The last thing I would like to address in your letter is the photo you included of Brock, with the caption “‘d’awwww’ because he was always the sweetest to everyone.” Your entire letter was painful to read, as it was laden with ignorant, and misogynist comments, and placed the blame on the victim, while absolving Brock of all responsibility. The inclusion of this photo, and your request to have the judge further consider the joke of a sentence issued to Brock is beyond nauseating. I urge you to please go over your letter again and really think deeply about the things you have written. About how you have internalized the sexist and patriarchal system we live in, and in doing so, no longer question the status quo, or a man you call a friend who raped someone. Instead you question the survivor’s story, and in doing so, you question every other survivor of sexual assault, while simultaneously confirming their doubts about coming out with their stories, for fear that society, and women like yourself, will invalidate their experience because their rapist “seemed like such a good kid.”

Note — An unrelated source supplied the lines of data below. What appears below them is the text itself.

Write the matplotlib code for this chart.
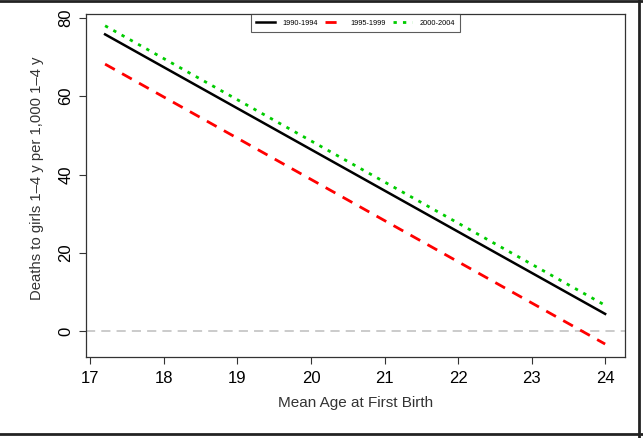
import matplotlib.pyplot as plt
from matplotlib.lines import Line2D

plt.rcParams['font.family'] = ['Liberation Sans', 'DejaVu Sans']

# --- data ---
ages = [17.2, 24.0]
deaths_1990 = [75.8, 4.4]
deaths_1995 = [68.2, -3.3]
deaths_2000 = [78.0, 6.6]
periods = ["1990-1994", "1995-1999", "2000-2004"]

fig = plt.figure(figsize=(6.43, 4.38), dpi=100)
ax = fig.add_axes([0.1337, 0.185, 0.8383, 0.783])

ax.axhline(0, color="#bdbdbd", lw=1.1, ls=(0, (6, 4)), zorder=1)
ax.plot(ages, deaths_1990, color="black", lw=1.8, label=periods[0], zorder=3)
ax.plot(ages, deaths_1995, color="#ff0000", lw=2.0, ls=(0, (4, 3)),
        label=periods[1], zorder=3)
ax.plot(ages, deaths_2000, color="#00cc00", lw=2.0, ls=(0, (1.2, 2.2)),
        label=periods[2], zorder=3)

ax.set_xlim(16.94, 24.27)
ax.set_ylim(-6.6, 81.0)
ax.set_xticks(range(17, 25))
ax.set_yticks([0, 20, 40, 60, 80])
ax.tick_params(axis="both", labelsize=12, length=5, width=0.8,
               color="#333333", labelcolor="black")
ax.tick_params(axis="x", pad=5)
ax.tick_params(axis="y", pad=4)
for lab in ax.get_yticklabels():
    lab.set_rotation(90)
    lab.set_va("center")
for sp in ax.spines.values():
    sp.set_color("#333333")
    sp.set_linewidth(0.9)

ax.set_xlabel("Mean Age at First Birth", fontsize=11, color="#333333",
              labelpad=7)
ax.set_ylabel("Deaths to girls 1\u20134 y per 1,000 1\u20134 y", fontsize=10.7,
              color="#333333")
ax.yaxis.set_label_coords(-0.078, 0.52)

leg = ax.legend(loc="upper center", ncol=3, fontsize=5.3, frameon=True,
                fancybox=False, edgecolor="#333333", borderpad=0.75,
                handlelength=2.5, columnspacing=1.0, handletextpad=1.0,
                borderaxespad=0)
leg.get_frame().set_linewidth(0.8)

# border around the figure (top, right, bottom)
for xs, ys in [([0, 1], [0.998, 0.998]), ([0.9935, 0.9935], [0, 1]),
               ([0, 1], [0.008, 0.008])]:
    fig.add_artist(Line2D(xs, ys, transform=fig.transFigure,
                          color="#222222", lw=2))

fig.savefig("out.png", dpi=100)
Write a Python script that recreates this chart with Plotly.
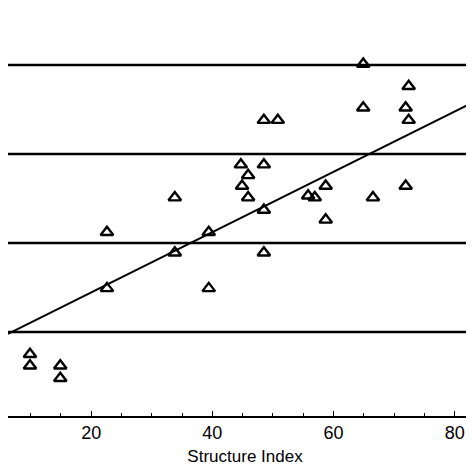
import plotly.graph_objects as go

xs = [64.9, 83.5, 72.4, 64.9, 71.9, 72.4, 48.5, 50.8, 83.8, 83.8, 44.7, 48.5, 45.9, 44.9, 55.8, 58.7, 71.9, 33.8, 45.9, 56.9, 66.5, 48.5, 58.7, 22.6, 39.4, 33.8, 48.5, 22.6, 39.4, 9.9, 9.9, 14.9, 14.9]
ys = [4.01, 4.01, 3.76, 3.52, 3.52, 3.38, 3.38, 3.38, 3.38, 3.16, 2.88, 2.88, 2.76, 2.64, 2.53, 2.64, 2.64, 2.51, 2.51, 2.51, 2.51, 2.37, 2.26, 2.12, 2.12, 1.89, 1.89, 1.49, 1.49, 0.75, 0.62, 0.62, 0.48]
fit_x = [6.27, 84.5]
fit_y = [0.978, 3.63]
hlines = [1, 2, 3, 4]

fig = go.Figure()
for h in hlines:
    fig.add_trace(go.Scatter(x=fit_x, y=[h, h], mode="lines", line=dict(color="black", width=2.5), hoverinfo="skip"))
fig.add_trace(go.Scatter(x=fit_x, y=fit_y, mode="lines", line=dict(color="black", width=2)))
fig.add_trace(go.Scatter(x=xs, y=ys, mode="markers", cliponaxis=False,
                         marker=dict(symbol="triangle-up-open", size=11, color="black", line=dict(width=2.4, color="black"))))
fig.update_layout(width=474, height=474, showlegend=False, plot_bgcolor="white", paper_bgcolor="white",
                  margin=dict(l=0, r=0, t=0, b=66, pad=0, autoexpand=False),
                  font=dict(family="Liberation Sans, Arial", size=17, color="black"))
fig.update_xaxes(range=[6.27, 84.5], tickvals=[20, 40, 60, 80], ticks="inside", ticklen=5, tickcolor="black",
                 tickfont=dict(size=18),
                 minor=dict(dtick=5, tick0=0, ticks="inside", ticklen=3, tickcolor="black"),
                 showline=True, linecolor="black", linewidth=1.5, showgrid=False, zeroline=False,
                 title=dict(text="Structure Index", standoff=8, font=dict(size=17)))
fig.update_yaxes(range=[0.056, 4.64], showticklabels=False, showgrid=False, zeroline=False, ticks="")
fig.write_html("out.html")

It bothers me that I have taken more time to write this letter to you rather than spend this time writing to the survivor of this nightmare, but I felt it necessary to address the pertinent issues within your letter. As women, we should stand together and support each other. I hope that you can reflect on your position as a woman in this society, and adjust your dangerous and problematic views of rape, rapists, campus drinking, and consent.